§ REQUIREMENTS:
Return the whole listing, line for line, without the pictures in it.

§ DATA SHOWN:
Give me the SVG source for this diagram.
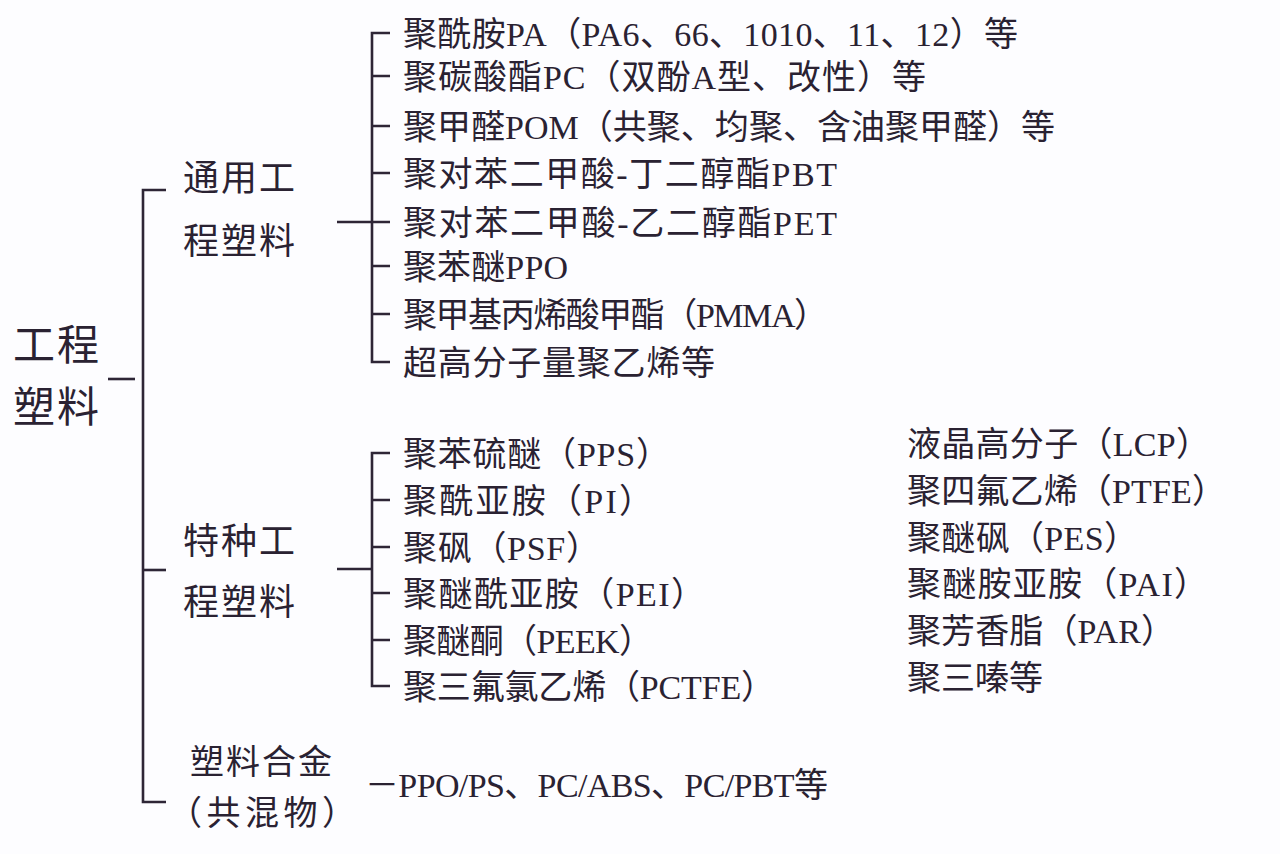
<svg xmlns="http://www.w3.org/2000/svg" width="1280" height="854" viewBox="0 0 1280 854">
<style>
text{font-family:"Liberation Serif","Noto Sans CJK SC",serif;fill:#2a2232}
.it{font-size:34px}
.cat{font-size:36px;letter-spacing:2px;font-family:"Noto Sans CJK SC",sans-serif}
.root{font-size:42px;letter-spacing:2px;font-family:"Noto Sans CJK SC",sans-serif}
.ln{stroke:#2e2636;stroke-width:2.6;fill:none}
</style>
<rect width="1280" height="854" fill="#fdfdff"/>
<g id="connectors" class="ln">
<path d="M108 379H135"/>
<path d="M166 190H143V802H166"/>
<path d="M143 570H166"/>
<path d="M390 33H372V362H390"/>
<path d="M372 76H390M372 126H390M372 173H390M372 222H390M372 266H390M372 314H390"/>
<path d="M337 222H372"/>
<path d="M390 453H372V686H390"/>
<path d="M372 500H390M372 547H390M372 593H390M372 640H390"/>
<path d="M337 569H372"/>
</g>
<g id="root"><text class="root" x="13" y="360">工程</text><text class="root" x="13" y="422">塑料</text></g>
<g id="general"><text class="cat" x="183" y="191">通用工</text><text class="cat" x="183" y="254">程塑料</text></g>
<g id="special"><text class="cat" x="183" y="554">特种工</text><text class="cat" x="183" y="615">程塑料</text></g>
<g id="alloy"><text class="cat" x="190" y="774" style="font-size:34px">塑料合金</text><text class="it" x="168" y="825" textLength="188" lengthAdjust="spacing">（共混物）</text></g>
<g id="general-items">
<text class="it" x="403" y="46" textLength="615" lengthAdjust="spacing">聚酰胺PA（PA6、66、1010、11、12）等</text>
<text class="it" x="403" y="89" textLength="523" lengthAdjust="spacing">聚碳酸酯PC（双酚A型、改性）等</text>
<text class="it" x="403" y="139" textLength="652" lengthAdjust="spacing">聚甲醛POM（共聚、均聚、含油聚甲醛）等</text>
<text class="it" x="403" y="186" textLength="434" lengthAdjust="spacing">聚对苯二甲酸-丁二醇酯PBT</text>
<text class="it" x="403" y="235" textLength="434" lengthAdjust="spacing">聚对苯二甲酸-乙二醇酯PET</text>
<text class="it" x="403" y="279" textLength="165" lengthAdjust="spacing">聚苯醚PPO</text>
<text class="it" x="403" y="327" textLength="425" lengthAdjust="spacing">聚甲基丙烯酸甲酯（PMMA）</text>
<text class="it" x="403" y="375" textLength="312" lengthAdjust="spacing">超高分子量聚乙烯等</text>
</g>
<g id="special-items">
<text class="it" x="403" y="466" textLength="267" lengthAdjust="spacing">聚苯硫醚（PPS）</text>
<text class="it" x="403" y="513" textLength="250" lengthAdjust="spacing">聚酰亚胺（PI）</text>
<text class="it" x="403" y="560" textLength="197" lengthAdjust="spacing">聚砜（PSF）</text>
<text class="it" x="403" y="606" textLength="302" lengthAdjust="spacing">聚醚酰亚胺（PEI）</text>
<text class="it" x="403" y="653" textLength="250" lengthAdjust="spacing">聚醚酮（PEEK）</text>
<text class="it" x="403" y="699" textLength="372" lengthAdjust="spacing">聚三氟氯乙烯（PCTFE）</text>
</g>
<g id="special-items-2">
<text class="it" x="907" y="456" textLength="303" lengthAdjust="spacing">液晶高分子（LCP）</text>
<text class="it" x="907" y="503" textLength="319" lengthAdjust="spacing">聚四氟乙烯（PTFE）</text>
<text class="it" x="907" y="550" textLength="231" lengthAdjust="spacing">聚醚砜（PES）</text>
<text class="it" x="907" y="596" textLength="301" lengthAdjust="spacing">聚醚胺亚胺（PAI）</text>
<text class="it" x="907" y="643" textLength="268" lengthAdjust="spacing">聚芳香脂（PAR）</text>
<text class="it" x="907" y="690">聚三嗪等</text>
</g>
<g id="alloy-items">
<text class="it" x="365" y="797" textLength="463" lengthAdjust="spacing">－PPO/PS、PC/ABS、PC/PBT等</text>
</g>
</svg>
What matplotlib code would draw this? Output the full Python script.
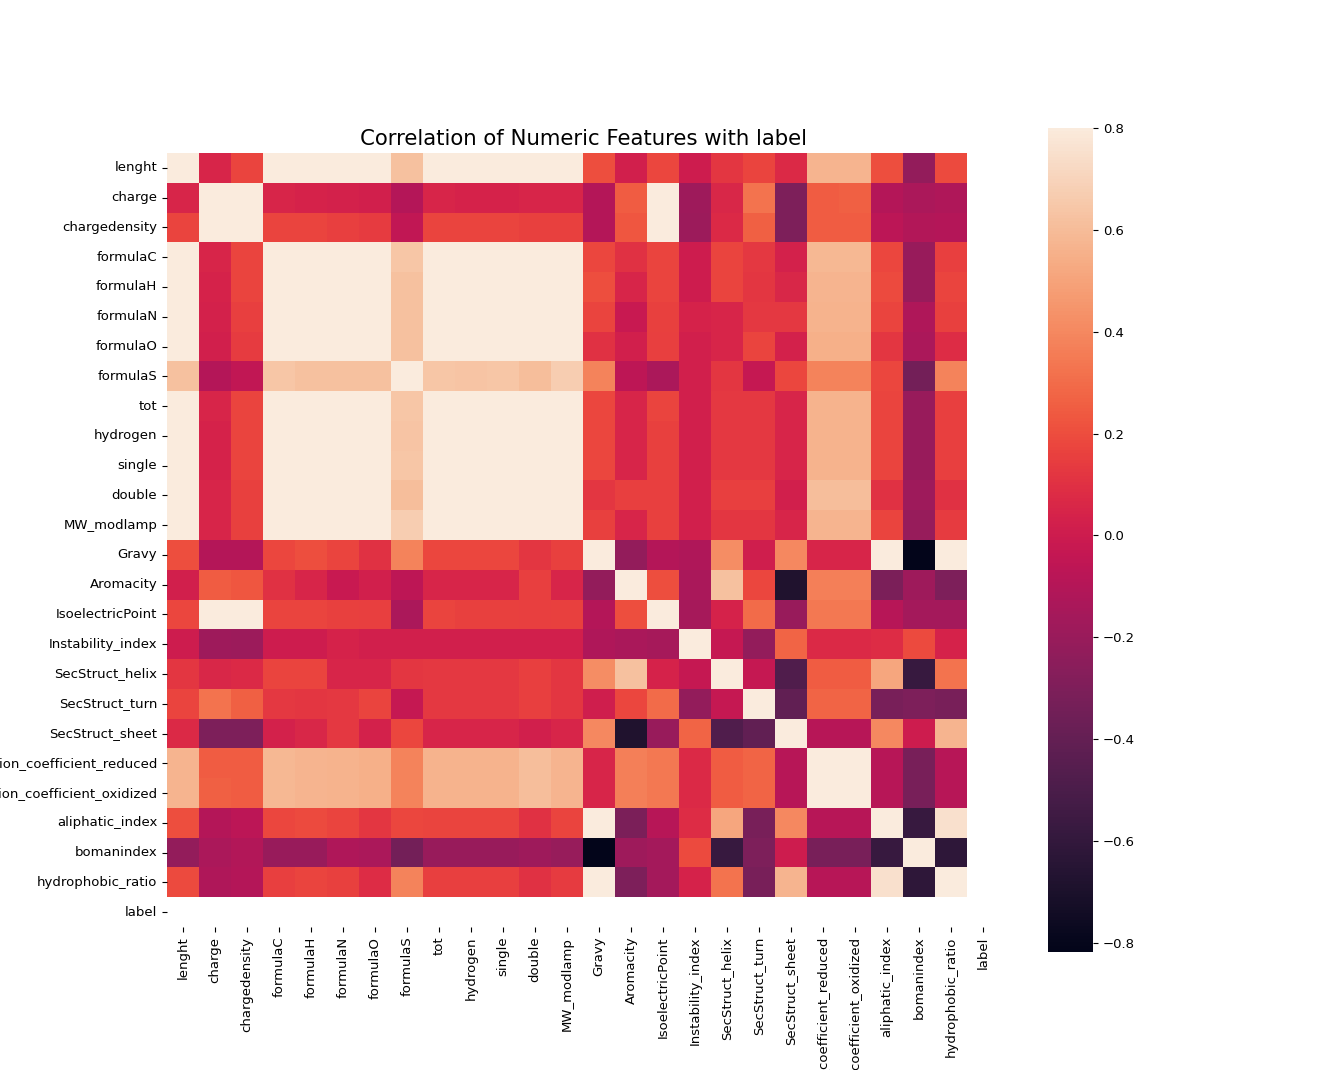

§ EXPECTED OUTPUT:
Give me the SVG source for this diagram.
<svg xmlns="http://www.w3.org/2000/svg" width="1280" height="854" viewBox="0 0 1280 854">
<style>
text{font-family:"Liberation Serif","Noto Sans CJK SC",serif;fill:#2a2232}
.it{font-size:34px}
.cat{font-size:36px;letter-spacing:2px;font-family:"Noto Sans CJK SC",sans-serif}
.root{font-size:42px;letter-spacing:2px;font-family:"Noto Sans CJK SC",sans-serif}
.ln{stroke:#2e2636;stroke-width:2.6;fill:none}
</style>
<rect width="1280" height="854" fill="#fdfdff"/>
<g id="connectors" class="ln">
<path d="M108 379H135"/>
<path d="M166 190H143V802H166"/>
<path d="M143 570H166"/>
<path d="M390 33H372V362H390"/>
<path d="M372 76H390M372 126H390M372 173H390M372 222H390M372 266H390M372 314H390"/>
<path d="M337 222H372"/>
<path d="M390 453H372V686H390"/>
<path d="M372 500H390M372 547H390M372 593H390M372 640H390"/>
<path d="M337 569H372"/>
</g>
<g id="root"><text class="root" x="13" y="360">工程</text><text class="root" x="13" y="422">塑料</text></g>
<g id="general"><text class="cat" x="183" y="191">通用工</text><text class="cat" x="183" y="254">程塑料</text></g>
<g id="special"><text class="cat" x="183" y="554">特种工</text><text class="cat" x="183" y="615">程塑料</text></g>
<g id="alloy"><text class="cat" x="190" y="774" style="font-size:34px">塑料合金</text><text class="it" x="168" y="825" textLength="188" lengthAdjust="spacing">（共混物）</text></g>
<g id="general-items">
<text class="it" x="403" y="46" textLength="615" lengthAdjust="spacing">聚酰胺PA（PA6、66、1010、11、12）等</text>
<text class="it" x="403" y="89" textLength="523" lengthAdjust="spacing">聚碳酸酯PC（双酚A型、改性）等</text>
<text class="it" x="403" y="139" textLength="652" lengthAdjust="spacing">聚甲醛POM（共聚、均聚、含油聚甲醛）等</text>
<text class="it" x="403" y="186" textLength="434" lengthAdjust="spacing">聚对苯二甲酸-丁二醇酯PBT</text>
<text class="it" x="403" y="235" textLength="434" lengthAdjust="spacing">聚对苯二甲酸-乙二醇酯PET</text>
<text class="it" x="403" y="279" textLength="165" lengthAdjust="spacing">聚苯醚PPO</text>
<text class="it" x="403" y="327" textLength="425" lengthAdjust="spacing">聚甲基丙烯酸甲酯（PMMA）</text>
<text class="it" x="403" y="375" textLength="312" lengthAdjust="spacing">超高分子量聚乙烯等</text>
</g>
<g id="special-items">
<text class="it" x="403" y="466" textLength="267" lengthAdjust="spacing">聚苯硫醚（PPS）</text>
<text class="it" x="403" y="513" textLength="250" lengthAdjust="spacing">聚酰亚胺（PI）</text>
<text class="it" x="403" y="560" textLength="197" lengthAdjust="spacing">聚砜（PSF）</text>
<text class="it" x="403" y="606" textLength="302" lengthAdjust="spacing">聚醚酰亚胺（PEI）</text>
<text class="it" x="403" y="653" textLength="250" lengthAdjust="spacing">聚醚酮（PEEK）</text>
<text class="it" x="403" y="699" textLength="372" lengthAdjust="spacing">聚三氟氯乙烯（PCTFE）</text>
</g>
<g id="special-items-2">
<text class="it" x="907" y="456" textLength="303" lengthAdjust="spacing">液晶高分子（LCP）</text>
<text class="it" x="907" y="503" textLength="319" lengthAdjust="spacing">聚四氟乙烯（PTFE）</text>
<text class="it" x="907" y="550" textLength="231" lengthAdjust="spacing">聚醚砜（PES）</text>
<text class="it" x="907" y="596" textLength="301" lengthAdjust="spacing">聚醚胺亚胺（PAI）</text>
<text class="it" x="907" y="643" textLength="268" lengthAdjust="spacing">聚芳香脂（PAR）</text>
<text class="it" x="907" y="690">聚三嗪等</text>
</g>
<g id="alloy-items">
<text class="it" x="365" y="797" textLength="463" lengthAdjust="spacing">－PPO/PS、PC/ABS、PC/PBT等</text>
</g>
</svg>
What matplotlib code would draw this? Output the full Python script.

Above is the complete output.